-- Start of SOURCE MATERIAL --

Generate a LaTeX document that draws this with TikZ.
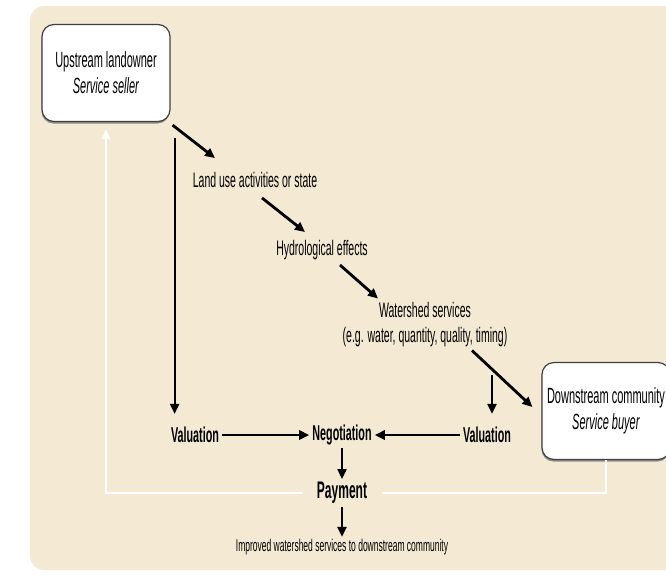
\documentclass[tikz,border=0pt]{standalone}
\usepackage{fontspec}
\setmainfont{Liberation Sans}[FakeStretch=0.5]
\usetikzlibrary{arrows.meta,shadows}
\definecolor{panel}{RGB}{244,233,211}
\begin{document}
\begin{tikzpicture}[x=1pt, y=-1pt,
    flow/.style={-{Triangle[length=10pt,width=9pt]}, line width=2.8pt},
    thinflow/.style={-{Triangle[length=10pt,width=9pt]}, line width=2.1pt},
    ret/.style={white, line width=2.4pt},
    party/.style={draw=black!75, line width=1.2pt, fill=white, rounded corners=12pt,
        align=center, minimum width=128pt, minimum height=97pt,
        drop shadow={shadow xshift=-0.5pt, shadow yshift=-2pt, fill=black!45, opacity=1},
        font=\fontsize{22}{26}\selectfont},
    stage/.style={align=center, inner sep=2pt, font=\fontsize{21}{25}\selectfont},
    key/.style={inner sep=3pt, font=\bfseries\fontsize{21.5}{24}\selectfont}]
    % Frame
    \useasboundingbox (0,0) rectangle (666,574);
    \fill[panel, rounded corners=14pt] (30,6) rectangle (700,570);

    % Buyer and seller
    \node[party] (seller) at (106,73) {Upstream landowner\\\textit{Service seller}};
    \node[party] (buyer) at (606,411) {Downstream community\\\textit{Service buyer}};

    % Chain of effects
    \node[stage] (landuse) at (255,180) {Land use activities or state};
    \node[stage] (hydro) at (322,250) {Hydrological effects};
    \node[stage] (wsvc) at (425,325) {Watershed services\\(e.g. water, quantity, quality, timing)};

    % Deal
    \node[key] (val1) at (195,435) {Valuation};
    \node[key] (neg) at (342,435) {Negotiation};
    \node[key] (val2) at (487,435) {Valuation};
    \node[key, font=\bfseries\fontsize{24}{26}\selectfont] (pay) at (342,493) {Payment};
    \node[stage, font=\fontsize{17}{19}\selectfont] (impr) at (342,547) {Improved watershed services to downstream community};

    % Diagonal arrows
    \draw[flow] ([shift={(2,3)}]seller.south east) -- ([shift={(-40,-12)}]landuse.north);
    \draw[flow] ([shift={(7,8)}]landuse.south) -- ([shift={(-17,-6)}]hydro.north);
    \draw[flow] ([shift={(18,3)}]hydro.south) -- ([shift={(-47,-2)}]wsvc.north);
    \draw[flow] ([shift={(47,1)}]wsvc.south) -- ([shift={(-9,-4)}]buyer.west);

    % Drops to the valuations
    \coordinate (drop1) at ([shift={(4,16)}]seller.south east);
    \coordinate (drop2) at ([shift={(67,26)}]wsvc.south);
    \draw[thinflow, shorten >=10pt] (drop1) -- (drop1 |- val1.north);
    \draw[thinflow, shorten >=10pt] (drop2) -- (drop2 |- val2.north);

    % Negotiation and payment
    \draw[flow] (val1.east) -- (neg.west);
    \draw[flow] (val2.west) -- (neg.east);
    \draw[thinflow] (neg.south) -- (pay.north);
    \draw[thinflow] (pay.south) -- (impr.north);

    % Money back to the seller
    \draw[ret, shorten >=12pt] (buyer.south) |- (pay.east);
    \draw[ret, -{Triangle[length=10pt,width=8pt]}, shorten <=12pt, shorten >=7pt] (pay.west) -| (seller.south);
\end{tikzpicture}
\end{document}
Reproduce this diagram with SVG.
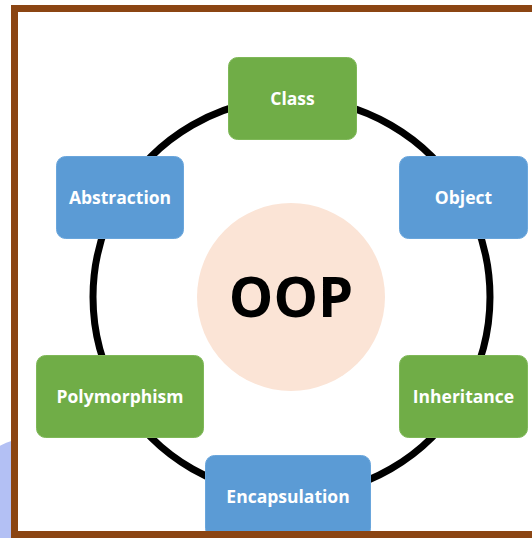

-- End of SOURCE MATERIAL --
-- Start of SOURCE MATERIAL --

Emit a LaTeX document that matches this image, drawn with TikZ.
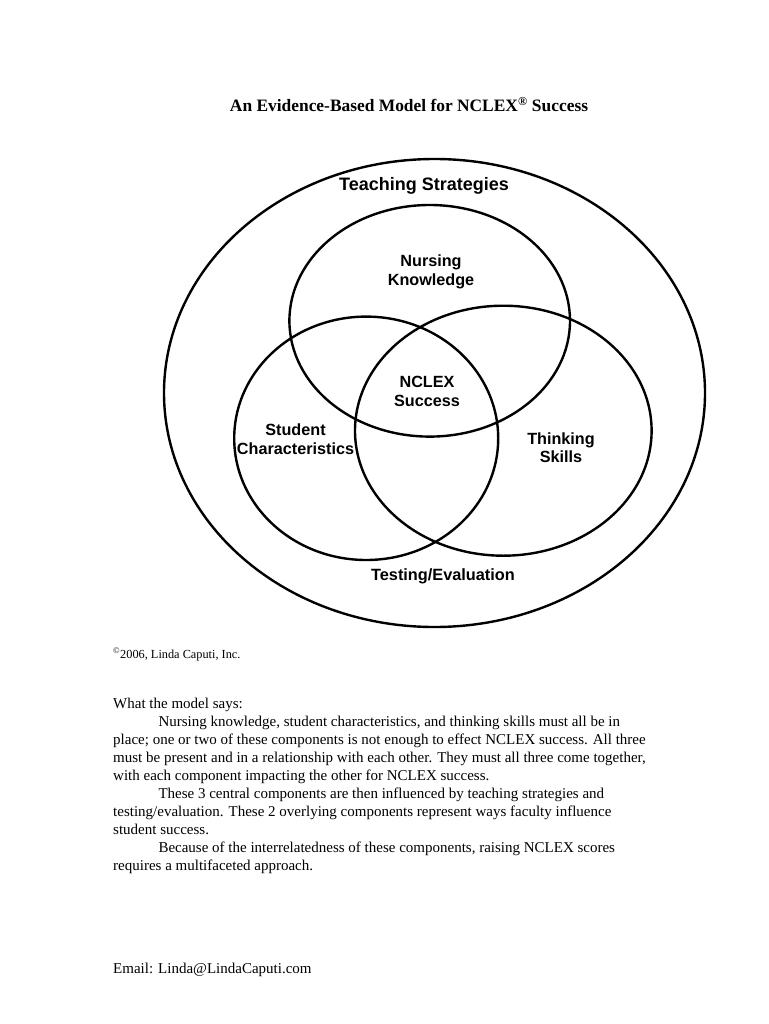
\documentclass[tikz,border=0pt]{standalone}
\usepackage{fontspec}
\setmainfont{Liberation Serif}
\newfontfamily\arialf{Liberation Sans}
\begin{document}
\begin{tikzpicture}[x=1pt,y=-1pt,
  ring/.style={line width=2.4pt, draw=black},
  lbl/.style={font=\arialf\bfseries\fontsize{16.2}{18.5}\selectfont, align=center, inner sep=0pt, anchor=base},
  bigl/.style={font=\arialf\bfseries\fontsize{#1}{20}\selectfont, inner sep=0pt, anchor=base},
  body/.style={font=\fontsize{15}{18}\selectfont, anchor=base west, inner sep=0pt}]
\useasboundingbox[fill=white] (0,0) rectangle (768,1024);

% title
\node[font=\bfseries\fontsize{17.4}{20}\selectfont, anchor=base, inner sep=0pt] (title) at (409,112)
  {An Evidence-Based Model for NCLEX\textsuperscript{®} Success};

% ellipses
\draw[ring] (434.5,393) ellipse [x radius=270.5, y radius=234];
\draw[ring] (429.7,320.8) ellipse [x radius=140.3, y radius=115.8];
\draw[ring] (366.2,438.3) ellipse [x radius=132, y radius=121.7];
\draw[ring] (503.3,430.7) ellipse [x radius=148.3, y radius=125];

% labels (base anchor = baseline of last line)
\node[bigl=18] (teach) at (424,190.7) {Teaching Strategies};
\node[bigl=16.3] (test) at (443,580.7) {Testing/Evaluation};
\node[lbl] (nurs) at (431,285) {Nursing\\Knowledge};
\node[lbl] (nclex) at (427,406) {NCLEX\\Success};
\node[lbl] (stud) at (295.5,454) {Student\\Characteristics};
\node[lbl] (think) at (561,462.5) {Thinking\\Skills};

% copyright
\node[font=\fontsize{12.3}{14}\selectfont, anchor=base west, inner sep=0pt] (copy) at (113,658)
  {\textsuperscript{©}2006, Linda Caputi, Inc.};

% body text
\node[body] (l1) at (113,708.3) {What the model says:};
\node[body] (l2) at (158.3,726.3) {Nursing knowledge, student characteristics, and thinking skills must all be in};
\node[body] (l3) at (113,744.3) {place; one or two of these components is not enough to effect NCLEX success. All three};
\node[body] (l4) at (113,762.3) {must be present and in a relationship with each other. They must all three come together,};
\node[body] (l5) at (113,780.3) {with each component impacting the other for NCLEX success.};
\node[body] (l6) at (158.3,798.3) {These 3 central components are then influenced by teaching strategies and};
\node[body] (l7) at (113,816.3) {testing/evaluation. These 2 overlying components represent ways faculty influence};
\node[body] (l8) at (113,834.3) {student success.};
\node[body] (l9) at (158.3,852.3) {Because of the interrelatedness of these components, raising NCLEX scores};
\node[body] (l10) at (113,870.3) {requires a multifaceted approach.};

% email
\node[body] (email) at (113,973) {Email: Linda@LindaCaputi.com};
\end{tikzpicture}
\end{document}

-- End of SOURCE MATERIAL --
-- Start of SOURCE MATERIAL --

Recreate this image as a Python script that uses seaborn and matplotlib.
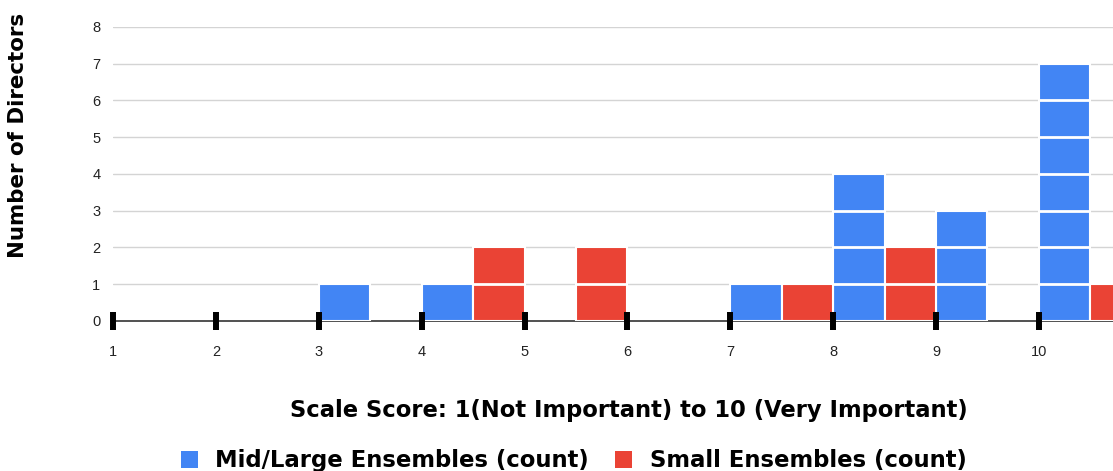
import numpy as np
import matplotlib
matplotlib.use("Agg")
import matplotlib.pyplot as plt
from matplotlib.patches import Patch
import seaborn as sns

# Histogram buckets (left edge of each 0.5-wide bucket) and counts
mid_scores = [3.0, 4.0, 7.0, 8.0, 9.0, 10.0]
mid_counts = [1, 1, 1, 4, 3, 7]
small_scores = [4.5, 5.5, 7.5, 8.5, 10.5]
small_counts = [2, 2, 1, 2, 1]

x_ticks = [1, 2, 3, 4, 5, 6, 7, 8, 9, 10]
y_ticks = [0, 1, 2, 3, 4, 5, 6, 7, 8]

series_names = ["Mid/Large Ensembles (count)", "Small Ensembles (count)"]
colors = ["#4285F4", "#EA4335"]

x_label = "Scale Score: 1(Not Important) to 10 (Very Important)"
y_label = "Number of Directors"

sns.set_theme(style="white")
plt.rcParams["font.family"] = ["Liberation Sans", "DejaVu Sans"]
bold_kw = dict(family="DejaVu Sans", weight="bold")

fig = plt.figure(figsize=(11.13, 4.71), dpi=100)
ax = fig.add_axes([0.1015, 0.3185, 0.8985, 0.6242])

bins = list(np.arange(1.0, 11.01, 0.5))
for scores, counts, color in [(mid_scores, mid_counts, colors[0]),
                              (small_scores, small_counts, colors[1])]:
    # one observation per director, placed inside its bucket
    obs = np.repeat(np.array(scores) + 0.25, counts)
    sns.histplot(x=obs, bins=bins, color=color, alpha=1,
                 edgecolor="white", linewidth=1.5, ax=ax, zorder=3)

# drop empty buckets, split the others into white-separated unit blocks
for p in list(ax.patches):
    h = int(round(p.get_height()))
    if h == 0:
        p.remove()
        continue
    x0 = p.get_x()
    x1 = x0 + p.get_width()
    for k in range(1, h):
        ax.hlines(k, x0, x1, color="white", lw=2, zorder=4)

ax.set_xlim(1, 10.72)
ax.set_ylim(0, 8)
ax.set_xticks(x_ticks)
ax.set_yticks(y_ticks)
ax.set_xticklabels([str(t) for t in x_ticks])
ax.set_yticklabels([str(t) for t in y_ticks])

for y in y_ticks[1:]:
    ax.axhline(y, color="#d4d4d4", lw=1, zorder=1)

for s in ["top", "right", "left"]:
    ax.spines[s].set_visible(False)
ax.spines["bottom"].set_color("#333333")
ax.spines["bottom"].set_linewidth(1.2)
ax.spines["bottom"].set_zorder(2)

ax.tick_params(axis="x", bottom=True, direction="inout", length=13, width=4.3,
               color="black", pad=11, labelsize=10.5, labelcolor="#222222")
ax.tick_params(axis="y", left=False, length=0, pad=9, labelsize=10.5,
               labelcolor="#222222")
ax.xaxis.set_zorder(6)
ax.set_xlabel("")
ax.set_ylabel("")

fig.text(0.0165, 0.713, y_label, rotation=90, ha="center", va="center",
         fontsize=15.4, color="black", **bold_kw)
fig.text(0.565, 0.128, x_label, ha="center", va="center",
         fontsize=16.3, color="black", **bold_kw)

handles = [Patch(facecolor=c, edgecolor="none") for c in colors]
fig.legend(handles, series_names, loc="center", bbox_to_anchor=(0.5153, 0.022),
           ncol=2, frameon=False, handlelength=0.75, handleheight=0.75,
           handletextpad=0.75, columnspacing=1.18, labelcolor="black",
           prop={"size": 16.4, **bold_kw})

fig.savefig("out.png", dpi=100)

-- End of SOURCE MATERIAL --

# EXERCISE REQUIREMENTS
Pick out each line in the material containing "matplotlib".

# TASK OUTPUT
Recreate this image as a Python script that uses seaborn and matplotlib.
import matplotlib
matplotlib.use("Agg")
import matplotlib.pyplot as plt
from matplotlib.patches import Patch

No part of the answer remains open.